Holding — Dooley, J.
- The Supreme Court of Vermont held that Joseph Marotti was liable for the cost of materials and that the trial court did not err in dismissing claims against Annette Marotti.
Rule
- A party is not excused from performance of a contract due to impracticability when the alleged impossibility arises from their own inability to perform, rather than the nature of the obligation itself.
Reasoning
- The court reasoned that the defense of impossibility did not apply because the FHA did not prohibit the issuance of two-party checks; thus, the failure to obtain them was not an impossibility but rather an inconvenience.
- Additionally, the court found the agreement to issue two-party checks was clear in its intent to secure payment for materials supplied by Agway.
- The court emphasized that a contract should be construed to reflect the intention of the parties and that reasonable persons would interpret the letter as requiring two-party checks for materials but not for other payments.
- Lastly, the court noted that the question of customary business practices was irrelevant to the contract's formation and did not affect Joseph Marotti's liability.
- The dismissal of claims against Annette Marotti was affirmed since the statute cited did not impose personal liability for her husband's debts.
Deep Dive: How the Court Reached Its Decision
Impossibility of Performance
The court analyzed Joseph Marotti's claim of impossibility regarding his obligation to issue two-party checks for payments. It established that the defense of impossibility does not apply when the inability to perform arises from the party's own actions or circumstances rather than the nature of the contractual obligation itself. Marotti testified that he believed the FHA's check issuance procedures precluded the issuance of two-party checks. However, the trial court found, supported by testimony from the county supervisor of the FHA, that there was no prohibition against issuing such checks; rather, it required a special request. This led the court to conclude that Marotti's failure to issue the checks was not an impossibility but merely an inconvenience, and therefore, he could not be excused from his contractual obligations to Agway. The court emphasized that since the obligation was possible, Marotti was responsible for fulfilling it.
Ambiguity of the Agreement
The court next addressed the argument that the letter Marotti signed was ambiguous and thus unenforceable. It noted that ambiguity in a contract arises when reasonable people could differ in their interpretations of its terms. The court found that the intent of the letter was clear: it was meant to secure Agway's interest by requiring two-party checks to be issued for materials supplied.
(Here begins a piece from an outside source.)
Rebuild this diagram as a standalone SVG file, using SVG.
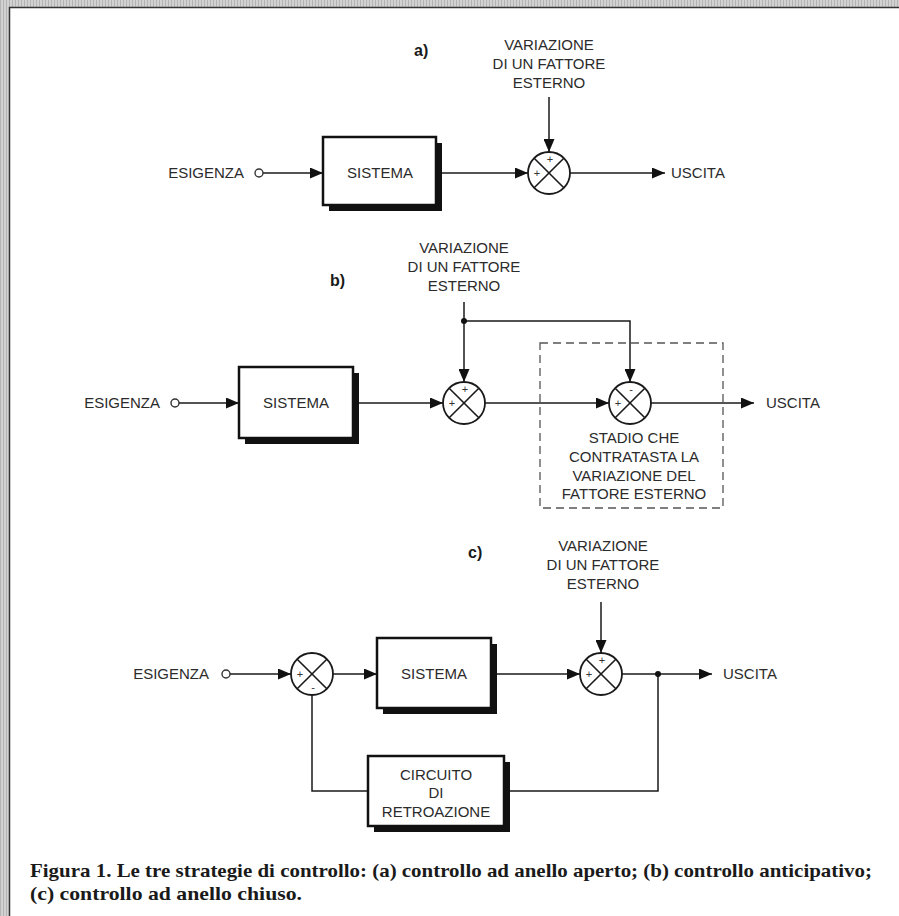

The court ruled that the phrase in the letter about issuing checks "as cheques are issued to" Housing could be reasonably interpreted as obligating Marotti to issue two-party checks specifically for materials supplied by Agway. Thus, the court determined that the contract was not ambiguous as it reflected a clear intention to provide security for Agway's credit extended to Housing. The court found that reasonable persons would interpret the letter as requiring two-party checks for materials, affirming the enforceability of the agreement.
Customary Business Practice
Regarding the claim about whether a "set-aside" agreement was a customary business practice, the court found this point to be irrelevant. The court emphasized that there was no prior history of dealings between the parties, making the notion of customary business practices moot in determining the existence of a contract. Even if the court erred in its findings about customary practices, such an error would not affect the conclusion that a valid contract existed between the parties. The court highlighted that the focus should be on the intent of the parties as expressed in their written agreement rather than on external business practices. Consequently, the court deemed any findings related to customary practices as surplusage that did not impact the outcome of the case.
Liability of Annette Marotti
The court also considered Agway's cross-appeal regarding the dismissal of claims against Annette Marotti. Agway argued that Annette should be liable under the statute governing property held by husband and wife, which allows for the enforcement of debts incurred by the husband related to jointly owned property. However, the court clarified that the statute only addresses what property is reachable for enforcing a judgment and does not impose personal liability on a wife for her husband's debts. Since Annette had no knowledge of the agreement or the related debts until after construction was completed, the court affirmed the dismissal of claims against her. The court concluded that without personal liability established under the statute, Agway could not succeed in its claim against Annette Marotti.
Overall Conclusion
Ultimately, the court affirmed the trial court's judgment finding Joseph Marotti liable for the unpaid materials and dismissing the claims against Annette Marotti. The court's reasoning reinforced the principles that parties cannot evade their contractual obligations due to self-imposed obstacles and that clear contractual agreements should be enforced according to their expressed intentions. The court emphasized that the existence and terms of the contract were not rendered ambiguous, and that customary practices did not affect the enforceability of the agreement. The court's decision highlighted the need for all parties to adhere to their commitments and the importance of clear communication in contractual agreements, resulting in a comprehensive affirmation of the trial court's findings and conclusions.